Date:​ ___________  |  Next Review Date:​ ___________



Part 4: Launching the Agreement – The Family Digital Summit

  1. Schedule the Summit.​ Frame it positively: "We need to update our family's tech plan for your new stage. Let's make a new deal over pizza on Sunday."
  2. Draft it Together.​ Use the template above as a starting point. Negotiate. If they want a later "device bedtime," what data can they provide to show it won't harm their sleep? This is the coaching in action.
  3. Sign and Post.​ Print it. Sign it formally. Post it prominently. The physical act matters.
  4. Implement with Support.​ Help them set up the tech tools (Screen Time settings, app limits) that support theirgoals from the agreement.
  5. Hold the Reviews.​ The quarterly review is non-negotiable. It proves you're serious about collaboration. Discuss: What's working? What's hard? Should any freedoms be expanded based on good performance?

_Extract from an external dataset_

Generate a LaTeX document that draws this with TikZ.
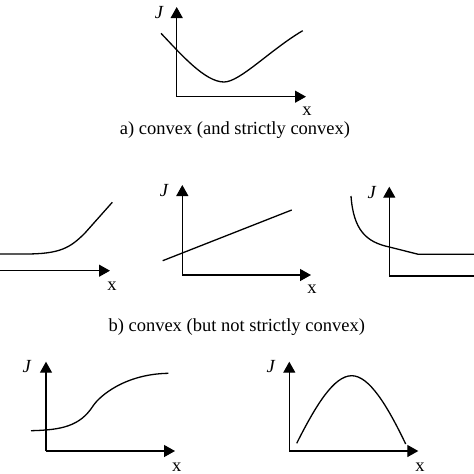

The Transformation: Building an Internal Compass

The warden builds better rule-followers. The coach builds better decision-makers. This agreement communicates a powerful message: "I trust your growing judgment. I am here to advise, not to audit. Your digital life is a practice field for your adult life, and I am your dedicated coach."

The arguments diminish because you're no longer the adversary to be outsmarted. You're the ally consulted when the game gets tough. The goal is no longer a quiet house where rules are obeyed, but a prepared young adult who understands the whybehind boundaries and is beginning to draw them for themselves. Start your first Summit this weekend. You might be surprised at how seriously your teen rises to the challenge of their own freedom.